En el nuevo instrumento de presupuesto para  2023, el renglón de sueldos y salarios aumentará un 11.3 por ciento en comparación al del último año, mientras el plan de inversión pública representará el 8.7 por ciento respecto al producto interno bruto proyectado. 

¿Son equilibradas esas diferencias, y fueron acaso juiciosas las consideraciones hechas por las autoridades de turno para determinar que irá al renglón de sueldos y salarios y qué a la inversión pública?

 ¿No era procedente reformular el Presupuesto general a partir de un preventivo recorte en lugar de aumentarlo en el 31 por ciento que terminó siendo incrementado?

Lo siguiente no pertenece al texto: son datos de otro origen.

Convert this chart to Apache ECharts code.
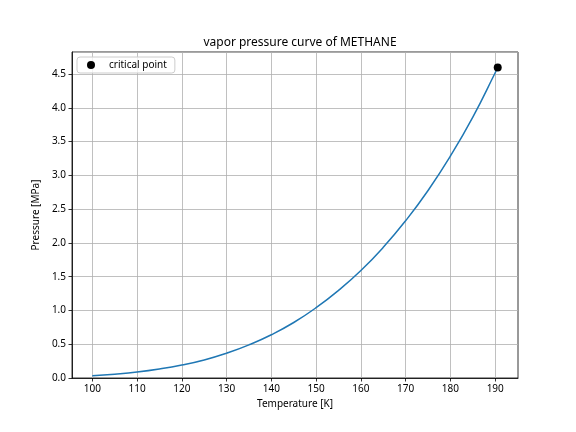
<!DOCTYPE html>
<html>
<head>
<meta charset="utf-8">
<script src="https://cdn.jsdelivr.net/npm/echarts@6/dist/echarts.min.js"></script>
<style>
  html, body { margin: 0; padding: 0; background: #fff; }
  #chart { width: 576px; height: 432px; }
</style>
</head>
<body>
<div id="chart"></div>
<script>
// saturation temperature [K] and pressure [MPa]
var temps = [100, 105, 110, 115, 120, 125, 130, 135, 140, 145, 150, 155, 160, 165, 170, 175, 180, 185, 190, 190.56];
var pressures = [0.034, 0.057, 0.088, 0.133, 0.192, 0.268, 0.368, 0.491, 0.641, 0.822, 1.041, 1.298, 1.592, 1.935, 2.329, 2.777, 3.287, 3.863, 4.520, 4.599];
var critical = [190.56, 4.599];
var xTicks = [100, 110, 120, 130, 140, 150, 160, 170, 180, 190];

var fontName = 'Noto Sans';
var chartDom = document.getElementById('chart');
var myChart = echarts.init(chartDom, null, { renderer: 'canvas' });
var option;

var curve = temps.map(function (t, i) { return [t, pressures[i]]; });

option = {
  animation: false,
  textStyle: { fontFamily: fontName },
  title: {
    text: 'vapor pressure curve of METHANE',
    left: 295,
    top: 32,
    textAlign: 'center',
    textStyle: { fontFamily: fontName, fontSize: 12, fontWeight: 'normal', color: '#000' }
  },
  legend: {
    left: 77,
    top: 57,
    orient: 'vertical',
    padding: [3, 8, 3, 10],
    itemGap: 4,
    itemWidth: 8,
    itemHeight: 8,
    borderColor: '#cccccc',
    borderWidth: 1,
    borderRadius: 3,
    backgroundColor: 'rgba(255,255,255,0.8)',
    textStyle: { fontFamily: fontName, fontSize: 10, color: '#000', padding: [0, 0, 0, 9] },
    data: [{ name: 'critical point', icon: 'circle', itemStyle: { color: '#000', opacity: 1 } }]
  },
  grid: {
    left: 72,
    right: 58,
    top: 52,
    bottom: 54,
    show: true,
    borderColor: '#000',
    borderWidth: 0.8,
    backgroundColor: 'transparent'
  },
  xAxis: {
    type: 'value',
    min: 95.47,
    max: 195.09,
    name: 'Temperature [K]',
    nameLocation: 'middle',
    nameGap: 20,
    nameTextStyle: { fontFamily: fontName, fontSize: 10, color: '#000' },
    axisLine: { show: true, onZero: false, lineStyle: { color: '#000', width: 0.8 } },
    axisTick: { show: true, length: 3.5, customValues: xTicks, lineStyle: { color: '#000', width: 0.8 } },
    axisLabel: { customValues: xTicks, color: '#000', fontSize: 10, margin: 6, fontFamily: fontName },
    splitLine: { show: true, lineStyle: { color: '#b0b0b0', width: 0.8 } }
  },
  yAxis: {
    type: 'value',
    min: 0,
    max: 4.827,
    interval: 0.5,
    name: 'Pressure [MPa]',
    nameLocation: 'middle',
    nameGap: 29,
    nameTextStyle: { fontFamily: fontName, fontSize: 10, color: '#000' },
    axisLine: { show: true, lineStyle: { color: '#000', width: 0.8 } },
    axisTick: { show: true, length: 3.5, lineStyle: { color: '#000', width: 0.8 } },
    axisLabel: {
      color: '#000', fontSize: 10, margin: 6, fontFamily: fontName,
      formatter: function (v) { return v.toFixed(1); },
      showMaxLabel: false
    },
    splitLine: { show: true, lineStyle: { color: '#b0b0b0', width: 0.8 } }
  },
  series: [
    {
      name: 'vapor pressure',
      type: 'line',
      data: curve,
      smooth: true,
      showSymbol: false,
      symbol: 'none',
      lineStyle: { color: '#1f77b4', width: 1.5 },
      z: 2
    },
    {
      name: 'critical point',
      type: 'scatter',
      data: [critical],
      symbol: 'circle',
      symbolSize: 8,
      itemStyle: { color: '#000', opacity: 1 },
      z: 3
    }
  ]
};

option && myChart.setOption(option);
</script>
</body>
</html>
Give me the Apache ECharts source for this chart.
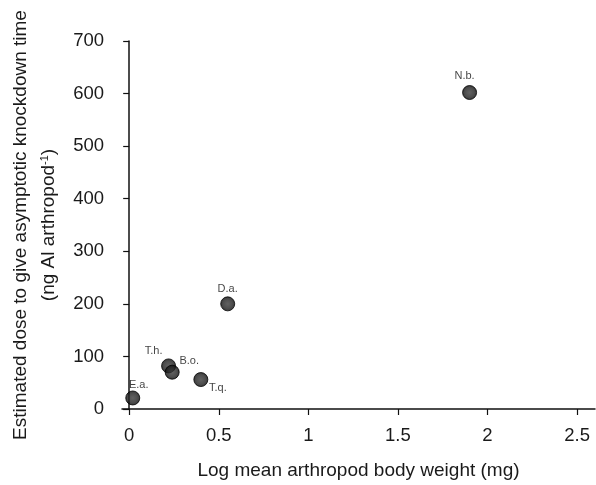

Mientras el gasto en el pago de sueldos y salarios  seguirá absorbiendo anualmente más de  70 mil millones de lempiras, ¿cuánto entonces para inversión pública productiva y obra social?, ¿qué es lo que entonces se destinará a los pobres?, ¿apenas 30 centavos de cada lempira recaudado por la vía impositiva?

De más está recordarle a las nuevas autoridades, que es el bien común, que son las oportunidades para ese 53.4 por ciento de hogares de salir de la pobreza extrema, lo que está en juego.

La histórica baja inversión nos ha pasado una onerosa factura, pero ha sido la inacción, la incapacidad, y la falta de visión de las autoridades de turno, lo que desafortunadamente nos ha terminado saliendo más y muy caro.